* [Exercise]:
Repeat every line of the data exactly, but not the pictures.

* [Collected material]:
■ ■ ■ ■ ■
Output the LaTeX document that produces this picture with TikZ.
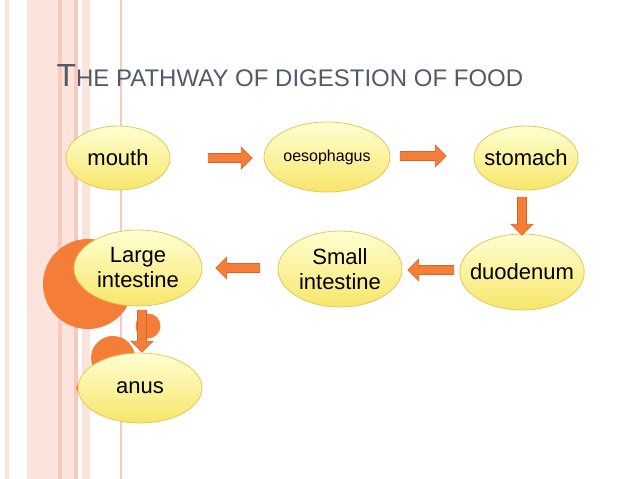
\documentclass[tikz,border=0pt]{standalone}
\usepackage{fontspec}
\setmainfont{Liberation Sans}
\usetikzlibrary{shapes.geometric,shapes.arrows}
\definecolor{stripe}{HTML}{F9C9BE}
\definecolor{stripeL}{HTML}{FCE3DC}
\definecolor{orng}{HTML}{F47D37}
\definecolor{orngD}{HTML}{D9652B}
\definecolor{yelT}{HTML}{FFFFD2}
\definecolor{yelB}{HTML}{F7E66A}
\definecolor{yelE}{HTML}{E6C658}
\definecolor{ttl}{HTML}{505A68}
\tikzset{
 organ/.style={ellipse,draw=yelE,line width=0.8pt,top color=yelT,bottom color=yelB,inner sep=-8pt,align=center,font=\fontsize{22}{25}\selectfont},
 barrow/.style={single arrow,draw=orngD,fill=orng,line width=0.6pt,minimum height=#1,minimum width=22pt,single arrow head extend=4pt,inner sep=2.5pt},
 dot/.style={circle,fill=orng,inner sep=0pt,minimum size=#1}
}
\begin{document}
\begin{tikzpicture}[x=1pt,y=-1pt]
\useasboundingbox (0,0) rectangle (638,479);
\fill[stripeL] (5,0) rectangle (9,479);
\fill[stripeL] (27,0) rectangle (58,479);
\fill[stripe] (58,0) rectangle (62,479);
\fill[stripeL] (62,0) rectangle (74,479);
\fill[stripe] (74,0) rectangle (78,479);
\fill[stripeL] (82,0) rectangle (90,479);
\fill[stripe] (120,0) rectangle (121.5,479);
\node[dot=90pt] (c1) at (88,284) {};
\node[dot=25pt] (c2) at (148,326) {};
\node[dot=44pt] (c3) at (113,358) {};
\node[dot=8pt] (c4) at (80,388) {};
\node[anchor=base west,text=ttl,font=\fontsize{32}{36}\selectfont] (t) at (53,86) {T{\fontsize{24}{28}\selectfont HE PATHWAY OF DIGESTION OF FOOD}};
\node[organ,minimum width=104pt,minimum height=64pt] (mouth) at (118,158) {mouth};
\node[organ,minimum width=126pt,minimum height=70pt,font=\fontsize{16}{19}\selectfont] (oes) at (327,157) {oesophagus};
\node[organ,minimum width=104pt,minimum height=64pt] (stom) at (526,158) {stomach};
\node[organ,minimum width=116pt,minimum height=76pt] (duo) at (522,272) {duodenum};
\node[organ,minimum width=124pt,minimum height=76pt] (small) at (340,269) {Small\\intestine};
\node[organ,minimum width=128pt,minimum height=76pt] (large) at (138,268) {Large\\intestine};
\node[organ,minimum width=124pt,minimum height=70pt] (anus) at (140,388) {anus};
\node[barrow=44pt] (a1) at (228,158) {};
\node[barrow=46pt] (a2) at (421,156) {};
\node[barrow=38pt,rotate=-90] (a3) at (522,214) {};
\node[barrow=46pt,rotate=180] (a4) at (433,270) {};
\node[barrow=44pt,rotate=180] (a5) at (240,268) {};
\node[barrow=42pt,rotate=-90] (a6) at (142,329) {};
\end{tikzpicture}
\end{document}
■ ■ ■ ■ ■
* [Reply]:
Output the LaTeX document that produces this picture with TikZ.
\documentclass[tikz,border=0pt]{standalone}
\usepackage{fontspec}
\setmainfont{Liberation Sans}
\usetikzlibrary{shapes.geometric,shapes.arrows}
\definecolor{stripe}{HTML}{F9C9BE}
\definecolor{stripeL}{HTML}{FCE3DC}
\definecolor{orng}{HTML}{F47D37}
\definecolor{orngD}{HTML}{D9652B}
\definecolor{yelT}{HTML}{FFFFD2}
\definecolor{yelB}{HTML}{F7E66A}
\definecolor{yelE}{HTML}{E6C658}
\definecolor{ttl}{HTML}{505A68}
\tikzset{
 organ/.style={ellipse,draw=yelE,line width=0.8pt,top color=yelT,bottom color=yelB,inner sep=-8pt,align=center,font=\fontsize{22}{25}\selectfont},
 barrow/.style={single arrow,draw=orngD,fill=orng,line width=0.6pt,minimum height=#1,minimum width=22pt,single arrow head extend=4pt,inner sep=2.5pt},
 dot/.style={circle,fill=orng,inner sep=0pt,minimum size=#1}
}
\begin{document}
\begin{tikzpicture}[x=1pt,y=-1pt]
\useasboundingbox (0,0) rectangle (638,479);
\fill[stripeL] (5,0) rectangle (9,479);
\fill[stripeL] (27,0) rectangle (58,479);
\fill[stripe] (58,0) rectangle (62,479);
\fill[stripeL] (62,0) rectangle (74,479);
\fill[stripe] (74,0) rectangle (78,479);
\fill[stripeL] (82,0) rectangle (90,479);
\fill[stripe] (120,0) rectangle (121.5,479);
\node[dot=90pt] (c1) at (88,284) {};
\node[dot=25pt] (c2) at (148,326) {};
\node[dot=44pt] (c3) at (113,358) {};
\node[dot=8pt] (c4) at (80,388) {};
\node[anchor=base west,text=ttl,font=\fontsize{32}{36}\selectfont] (t) at (53,86) {T{\fontsize{24}{28}\selectfont HE PATHWAY OF DIGESTION OF FOOD}};
\node[organ,minimum width=104pt,minimum height=64pt] (mouth) at (118,158) {mouth};
\node[organ,minimum width=126pt,minimum height=70pt,font=\fontsize{16}{19}\selectfont] (oes) at (327,157) {oesophagus};
\node[organ,minimum width=104pt,minimum height=64pt] (stom) at (526,158) {stomach};
\node[organ,minimum width=116pt,minimum height=76pt] (duo) at (522,272) {duodenum};
\node[organ,minimum width=124pt,minimum height=76pt] (small) at (340,269) {Small\\intestine};
\node[organ,minimum width=128pt,minimum height=76pt] (large) at (138,268) {Large\\intestine};
\node[organ,minimum width=124pt,minimum height=70pt] (anus) at (140,388) {anus};
\node[barrow=44pt] (a1) at (228,158) {};
\node[barrow=46pt] (a2) at (421,156) {};
\node[barrow=38pt,rotate=-90] (a3) at (522,214) {};
\node[barrow=46pt,rotate=180] (a4) at (433,270) {};
\node[barrow=44pt,rotate=180] (a5) at (240,268) {};
\node[barrow=42pt,rotate=-90] (a6) at (142,329) {};
\end{tikzpicture}
\end{document}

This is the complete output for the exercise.